Make the angle cutting guide. Drill two holes in the 400 x 52 x 16mm plywood piece used for the angle cutting guide. The first hole should be drilled 30mm from one end of the guide with an 8mm drill bit(Fig.35). The second hole should be drilled 220mm from the center of the first hole with a 10mm drill bit. Round the corners of the angle guide on a disc sander. Next drill an 8mm hole in the cutting table 35mm from the saw stop and 35mm from the edge of the cutting groove(Fig.36b). On the underside of the table use a 12mm spade drill to widen the 8mm hole and make a recess deep enough for a standard M8 nut(Fig.35a). Using the 10mm x 4mm screws. Fix one of the M10 washers over the top of the M8 nut to hold the M8 nut in place(Fig.35b). Next on the top side of the table bolt on the angle guide(Fig.36) and with a pen or pencil mark the locations of both sides of the angle guide arc(Fig.36c).
After marking the arc of the cutting guide, drill a 10mm hole at each end(Fig.36d). Using a jigsaw, cut out the 10mm wide slot(Fig.37). Sand the slot smooth with sandpaper. Install the M10 45mm bolt with two washers and an M10 wing/butterfly nut(Fig.38).
STEP 25: (Optional)
Make some work holding clamps. In figures 39,40,41 and 42 you can see the clamps I made for work holding. The clamps use 100mm M8 bolts to fasten them down. Like in Step 23(Fig.35a,35b) 8mm holes were drilled through the table this time just behind the saw stop in the desired locations and a 12mm spade drill was used to widen the holes for M8 nuts on the underside of the table. The nuts were fixed in place with 15mm x 4mm screws and M10 washers.

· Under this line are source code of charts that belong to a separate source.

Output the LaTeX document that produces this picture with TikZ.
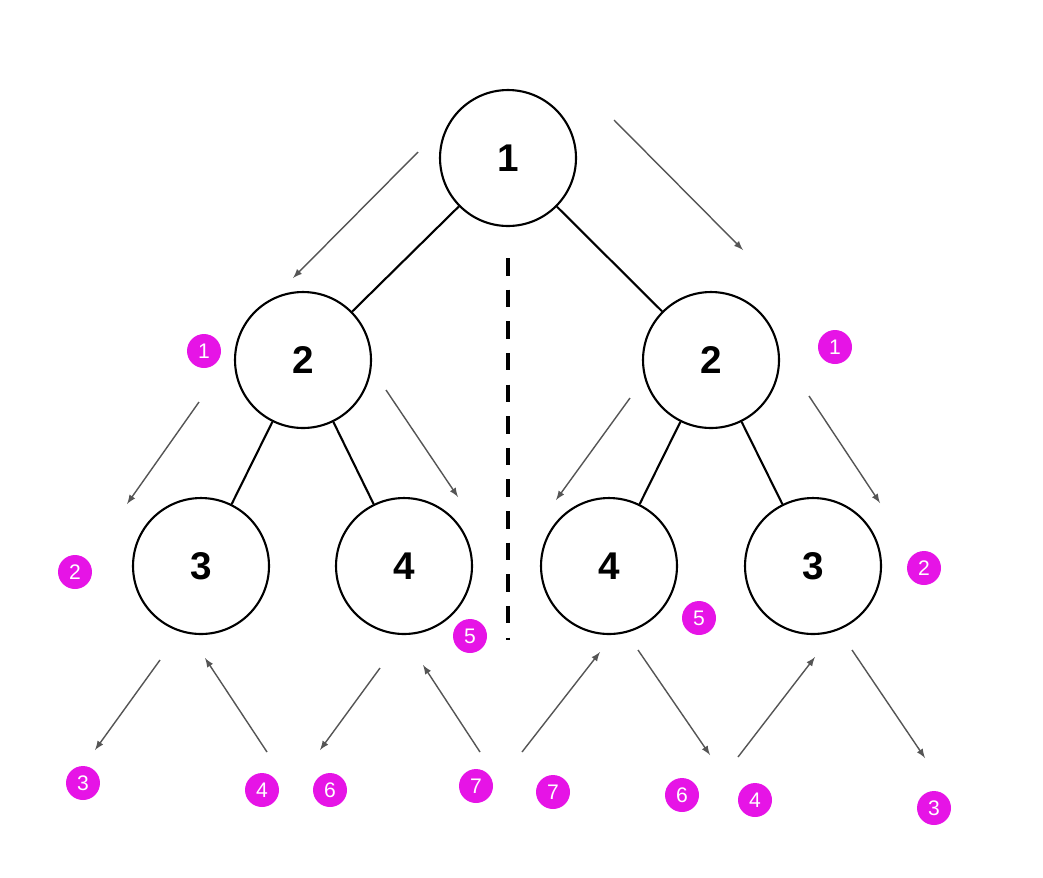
\documentclass[tikz,border=0pt]{standalone}
\usepackage{fontspec}
\setmainfont{Liberation Sans}
\tikzset{
  tnode/.style={circle, draw, line width=1.2pt, minimum size=2.72cm, font=\bfseries\fontsize{22}{22}\selectfont},
  tag/.style={circle, fill={rgb,255:red,230;green,20;blue,230}, text=white, minimum size=0.68cm, inner sep=0pt, font=\fontsize{12}{12}\selectfont},
  walk/.style={-latex, draw={rgb,255:red,85;green,85;blue,85}, line width=0.8pt}
}
\begin{document}
\begin{tikzpicture}[x=0.02cm, y=-0.02cm]
\useasboundingbox (0,0) rectangle (1043,877);
\node[tnode] (tid1) at (508,158){1};
\node[tnode] (tid2a) at (303,360){2};
\node[tnode] (tid2b) at (711,360){2};
\node[tnode] (tid3a) at (201,566){3};
\node[tnode] (tid4a) at (404,566){4};
\node[tnode] (tid4b) at (609,566){4};
\node[tnode] (tid3b) at (813,566){3};
\draw[line width=1.2pt](tid1) -- (tid2a);
\draw[line width=1.2pt](tid1) -- (tid2b);
\draw[line width=1.2pt](tid2a) -- (tid3a);
\draw[line width=1.2pt](tid2a) -- (tid4a);
\draw[line width=1.2pt](tid2b) -- (tid4b);
\draw[line width=1.2pt](tid2b) -- (tid3b);
\coordinate (d0) at (508,258);
\coordinate (d1) at (508,640);
\draw[line width=2pt, dash pattern=on 10pt off 8pt](d0) -- (d1);
% traversal arrows
\foreach \i/\ax/\ay/\bx/\by in {1/418/152/293/278, 2/614/120/743/250, 3/199/402/127/504,
  4/386/390/458/497, 5/630/398/556/500, 6/809/396/880/503, 7/160/660/95/750,
  8/267/752/205/658, 9/380/668/320/750, 10/480/752/423/665, 11/522/752/600/652,
  12/638/650/710/755, 13/738/757/815/657, 14/852/650/925/758}{
  \coordinate (s\i) at (\ax,\ay);
  \coordinate (e\i) at (\bx,\by);
  \draw[walk](s\i) -- (e\i);
}
% order tags
\node[tag] (k1a) at (204,351){1};
\node[tag] (k1b) at (835,347){1};
\node[tag] (k2a) at (75,572){2};
\node[tag] (k2b) at (924,568){2};
\node[tag] (k5a) at (470,636){5};
\node[tag] (k5b) at (699,618){5};
\node[tag] (k3a) at (83,783){3};
\node[tag] (k4a) at (262,790){4};
\node[tag] (k6a) at (330,790){6};
\node[tag] (k7a) at (476,786){7};
\node[tag] (k7b) at (553,792){7};
\node[tag] (k6b) at (682,795){6};
\node[tag] (k4b) at (755,800){4};
\node[tag] (k3b) at (934,808){3};
\end{tikzpicture}
\end{document}
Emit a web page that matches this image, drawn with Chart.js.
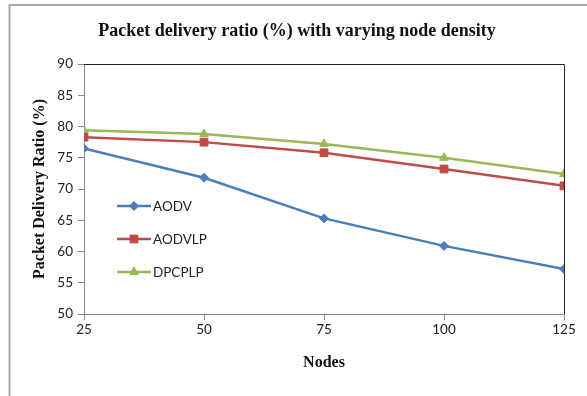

The small work holding clamps seen in Fig.42 are fastened to the table in a different way to the larger clamps seen in Fig.41. The small clamps use the angle guide slot(Fig.38, Fig.42). The M8 bolt is placed through the hole in the clamp and through the angle guide slot with a washer and wing nut fixing the clamp to the underside of the table. For these shape clamps the bolt hole in the clamp itself needs to be elongated, meaning 8mm wide but 15mm long. The elongated holes mean the clamps can be fastened down even when they are not horizontal to the table and fastened at an angle. The clamps were made very quickly and a more effective solution may be to make some clamps from steel that are just as strong as the plywood clamps but have a much lower profile which means you can clamp down thicker material to the table and still have clearance for the saw carriage to pass over the work piece you are cutting. If you just want to use the jig for cutting sheets of plywood (which was the reason I made a crosscut jig) then you probably only need one clamp close to the saw blade and you can use ratchet clamps on the sides of the table to hold the rest of the sheet down.